Quote Originally Posted by Bionicgoat View Post
As usual, I'm hesitant to respond to you because of our history, but I really do think there are some things you need to hear for your own good. How you can have this history and blame the institutions instead of yourself if beyond me. Perhaps it's because you're intelligent and think, "No way can I be failing! It must be the teachers!" but I mean, come on... the only constant here is an arguementative student who refuses to accept the rules of how things work in the world. Unless you want to waste that intelligence of yours being a bitter fuck working in wal-mart for the rest of your life (or something worse) it's time to learn how to play the game. Nobody says that you have to live the game, just learn it enough to stop failing classes over personality clashes. I'd much rather provide sympathy here, but I truly think it's brutal honesty you need. sorry.

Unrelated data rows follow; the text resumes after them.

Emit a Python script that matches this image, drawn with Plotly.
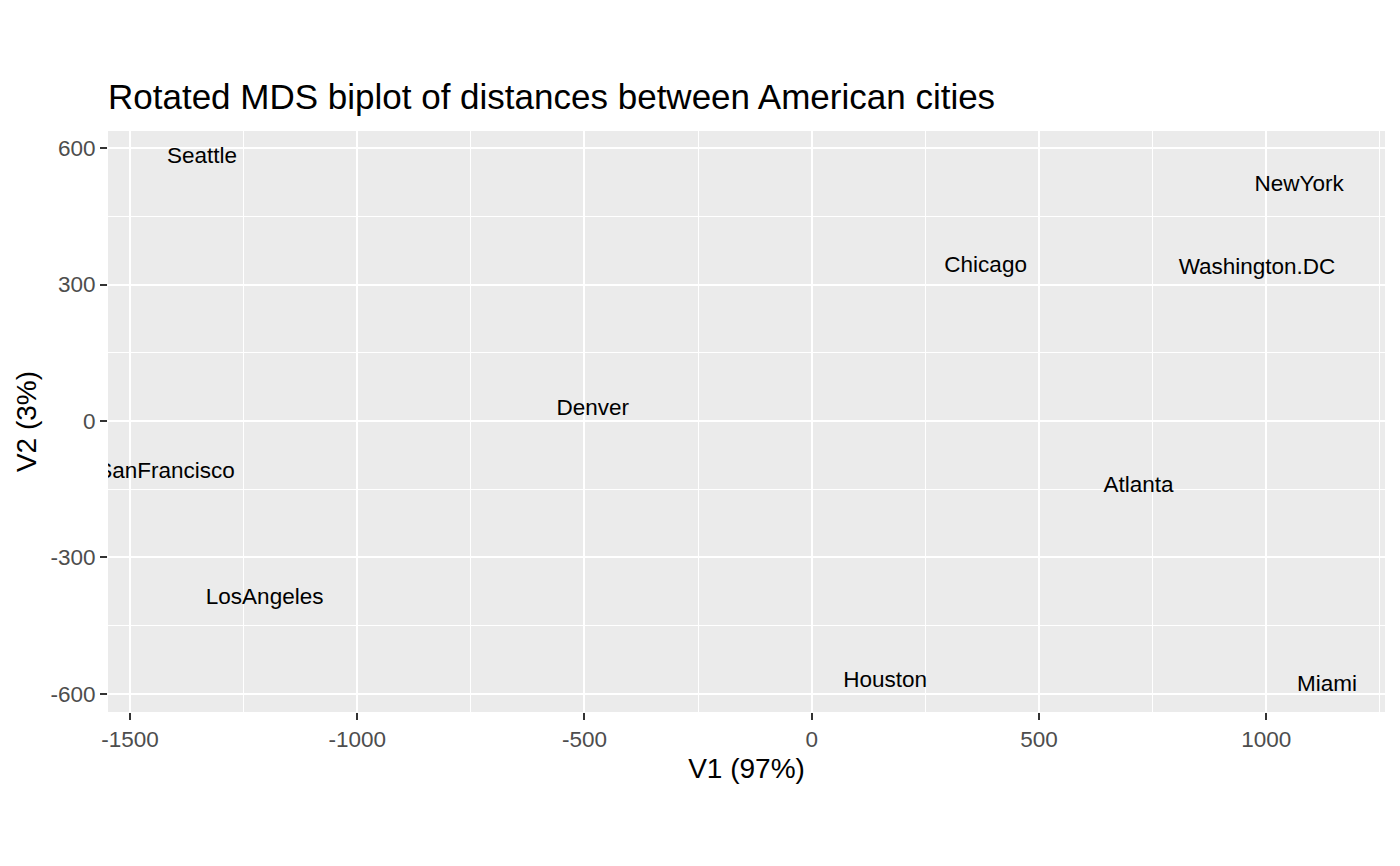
import plotly.graph_objects as go

cities = ["Atlanta", "Chicago", "Denver", "Houston", "LosAngeles", "Miami",
          "NewYork", "SanFrancisco", "Seattle", "Washington.DC"]
v1 = [718.8, 382.6, -481.6, 161.5, -1203.7, 1133.5, 1072.2, -1420.6, -1341.7, 979.6]
v2 = [-143.0, 340.8, 25.3, -572.8, -390.1, -581.9, 519.0, -112.6, 579.7, 335.9]

x_ticks = [-1500, -1000, -500, 0, 500, 1000]
x_tick_labels = ["-1500", "-1000", "-500", "0", "500", "1000"]
y_ticks = [-600, -300, 0, 300, 600]
y_tick_labels = ["-600", "-300", "0", "300", "600"]

title = "Rotated MDS biplot of distances between American cities"
x_title = "V1 (97%)"
y_title = "V2 (3%)"

FONT = "Liberation Sans, Arial, Helvetica, sans-serif"

xr = max(v1) - min(v1)
yr = max(v2) - min(v2)
x_range = [min(v1) - 0.05 * xr, max(v1) + 0.05 * xr]
y_range = [min(v2) - 0.05 * yr, max(v2) + 0.05 * yr]

fig = go.Figure()
fig.add_trace(go.Scatter(
    x=v1, y=v2, text=cities, mode="text", textposition="middle center",
    textfont=dict(family=FONT, size=22.5, color="black"),
    cliponaxis=True, hoverinfo="text", showlegend=False,
))

axis_common = dict(
    showgrid=True, gridcolor="white", gridwidth=2,
    zeroline=False, showline=False,
    ticks="outside", ticklen=7, tickwidth=2, tickcolor="#333333",
    tickfont=dict(family=FONT, size=22.5, color="#4D4D4D"),
    minor=dict(showgrid=True, gridcolor="white", gridwidth=1, ticks=""),
)

fig.update_layout(
    width=1400, height=866,
    margin=dict(l=108, r=15, t=131, b=154, autoexpand=False),
    paper_bgcolor="white", plot_bgcolor="#EBEBEB",
    title=dict(text=title, x=108 / 1400, xanchor="left", xref="container",
               y=1 - 97 / 866, yanchor="middle", yref="container",
               font=dict(family=FONT, size=35, color="black")),
    xaxis=dict(range=x_range, tickmode="array", tickvals=x_ticks, ticktext=x_tick_labels,
               title=dict(text=x_title, font=dict(family=FONT, size=28, color="black"), standoff=7),
               **axis_common),
    yaxis=dict(range=y_range, tickmode="array", tickvals=y_ticks, ticktext=y_tick_labels,
               title=dict(text=y_title, font=dict(family=FONT, size=28, color="black"), standoff=5),
               **axis_common),
)
fig.update_xaxes(minor=dict(tickmode="linear", tick0=0, dtick=250))
fig.update_yaxes(minor=dict(tickmode="linear", tick0=0, dtick=150))

fig.write_html("out.html")
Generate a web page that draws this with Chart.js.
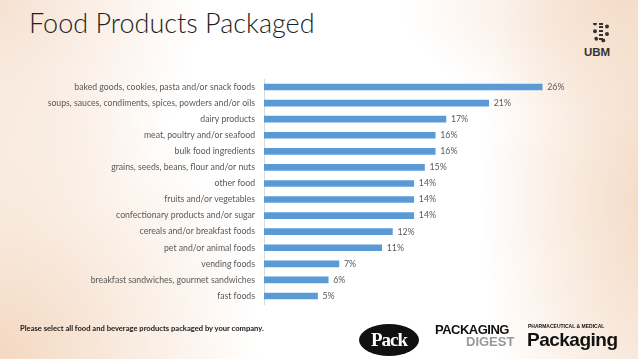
<!DOCTYPE html>
<html><head><meta charset="utf-8">
<script src="https://cdn.jsdelivr.net/npm/chart.js@4.4.1/dist/chart.umd.min.js"></script>
<style>
html,body{margin:0;padding:0;}
body{width:638px;height:359px;position:relative;overflow:hidden;
background:
 radial-gradient(ellipse 260px 300px at 0px 359px, rgba(243,214,190,0.95), rgba(243,214,190,0) 100%),
 radial-gradient(ellipse 200px 240px at 0px 0px, rgba(245,222,204,0.9), rgba(245,222,204,0) 100%),
 radial-gradient(ellipse 180px 380px at 660px 200px, rgba(243,214,190,0.95), rgba(243,214,190,0) 100%),
 radial-gradient(ellipse 220px 120px at 620px 0px, rgba(245,222,204,0.9), rgba(245,222,204,0) 100%),
 #ffffff;
font-family:Lato, "Liberation Sans", sans-serif;}
#title{position:absolute;left:29px;top:6px;font-size:27px;font-weight:300;color:#1f1f1f;font-family:Lato,"Open Sans",sans-serif;white-space:nowrap;}
#wrap{position:absolute;left:0;top:0;width:638px;height:359px;}
#foot{position:absolute;left:20px;top:323px;font-size:7.6px;font-weight:700;color:#1a1a1a;font-family:Lato,"Liberation Sans",sans-serif;white-space:nowrap;}
#ubm{position:absolute;left:584px;top:46px;font-size:11.5px;font-weight:700;color:#333;font-family:"Liberation Sans",sans-serif;}
#ubmicon{position:absolute;left:593px;top:23px;width:16px;height:20px;border:4px dotted #333;border-top:none;border-radius:0 0 9px 9px;box-sizing:border-box;}
#ubmicon2{position:absolute;left:599px;top:23px;width:4px;height:17px;border-left:2px dotted #333;border-right:2px dotted #333;box-sizing:border-box;}
#pack{position:absolute;left:359px;top:324px;width:60px;height:32px;border-radius:50%;background:#111;color:#fff;font:bold 19px "Liberation Serif",serif;text-align:center;line-height:32px;letter-spacing:-1px;}
#pd1{position:absolute;left:435px;top:322px;font:bold 13px "Liberation Sans Narrow","Liberation Sans",sans-serif;color:#111;letter-spacing:-0.5px;}
#pd2{position:absolute;left:466px;top:334px;font:bold 13px "Liberation Sans Narrow","Liberation Sans",sans-serif;color:#999;}
#pm1{position:absolute;left:528px;top:323px;font:bold 5px "Liberation Sans Narrow","Liberation Sans",sans-serif;color:#111;}
#pm2{position:absolute;left:527px;top:329px;font:bold 19px "Liberation Sans Narrow","Liberation Sans",sans-serif;color:#111;letter-spacing:-0.5px;}
</style></head>
<body>
<div id="title">Food Products Packaged</div>
<div id="ubmicon"></div><div id="ubmicon2"></div><div id="ubm">UBM</div>
<div id="wrap"><canvas id="c" width="638" height="359"></canvas></div>
<div id="foot">Please select all food and beverage products packaged by your company.</div>
<div id="pack">Pack</div>
<div id="pd1">PACKAGING</div><div id="pd2">DIGEST</div>
<div id="pm1">PHARMACEUTICAL &amp; MEDICAL</div><div id="pm2">Packaging</div>
<script>
const categories = [
 "baked goods, cookies, pasta and/or snack foods",
 "soups, sauces, condiments, spices, powders and/or oils",
 "dairy products",
 "meat, poultry and/or seafood",
 "bulk food ingredients",
 "grains, seeds, beans, flour and/or nuts",
 "other food",
 "fruits and/or vegetables",
 "confectionary products and/or sugar",
 "cereals and/or breakfast foods",
 "pet and/or animal foods",
 "vending foods",
 "breakfast sandwiches, gourmet sandwiches",
 "fast foods"
];
const percentages = [26,21,17,16,16,15,14,14,14,12,11,7,6,5];

const labelPlugin = {
 id:'vals',
 afterDatasetsDraw(chart){
  const ctx = chart.ctx;
  const meta = chart.getDatasetMeta(0);
  ctx.save();
  ctx.font = '8.8px Lato, "Liberation Sans", sans-serif';
  ctx.fillStyle = '#595959';
  ctx.textBaseline = 'middle';
  ctx.textAlign = 'left';
  meta.data.forEach((bar,i)=>{
   ctx.fillText(percentages[i]+'%', bar.x+5, bar.y);
  });
  ctx.restore();
 }
};

new Chart(document.getElementById('c'),{
 type:'bar',
 data:{labels:categories,datasets:[{data:percentages,backgroundColor:'#5B9BD5',barThickness:6}]},
 options:{
  indexAxis:'y',responsive:false,animation:false,
  layout:{padding:{left:0,top:79,right:53,bottom:55}},
  plugins:{legend:{display:false},tooltip:{enabled:false}},
  scales:{
   x:{display:false,min:0,max:30},
   y:{
    afterFit(s){s.width=264;},
    grid:{display:false,drawTicks:false},
    border:{display:true,color:'#d9d9d9',width:1},
    ticks:{padding:9,color:'#595959',font:{family:'Lato, "Liberation Sans", sans-serif',size:8.7}}
   }
  }
 },
 plugins:[labelPlugin]
});
</script>
</body></html>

Tcaud, I think this sounds like very good advice.
I had a class my first semester of college where I KNEW I should have an A - as in, I did every bit of work, and saw all my grades, and my average was well above 90. But do you know what final grade my prof submitted?
D.
Unfortunately, he kept all the copies of my homework, labs and tests, so I had nothing with which to prove my case. I spoke to every person in the administration I could get to, and could get nowhere. I have some suspicions about why the prof did what he did, but when I finally went to him and plead my case, he was extremely evasive and finally sent me away with the infuriatingly unsatisfying explanation that every single other member of my class had failed, so he couldn't give me too much better a grade.
This is the ONLY example of curving grades DOWN I have ever heard.
The main reason I got blocked from challenging the grade is because my prof also happened to be the head of the department, and it took the approval of the head of the department to get a hearing. Too bad for me.
I bitched and whined to many of my fellow students, and pretty much got in response, "Yeah, well, welcome to college."
I withdrew at the end of the semester (which was my first). Luckily, I had some pretty marketable skills, so I just lived in the working world and learned what life handed me as well as what I taught myself (libraries and the world wide internet).
I have since tried to go back to college twice, and each time, even though I've aced all my classes, I get thoroughly discouraged by all the bullshit. After this third time, I think I'm not going back again.
You DON'T need a college degree to get ahead in life. If you need a degree to go into a field for which you feel a passion, then you need to temper that passion with the awareness that you DO need to play the game to get the degree.
Please notice that I'm not telling you that you're wrong in your current situation.
But I am telling you that in your current situation, being righteous is shooting you in the foot.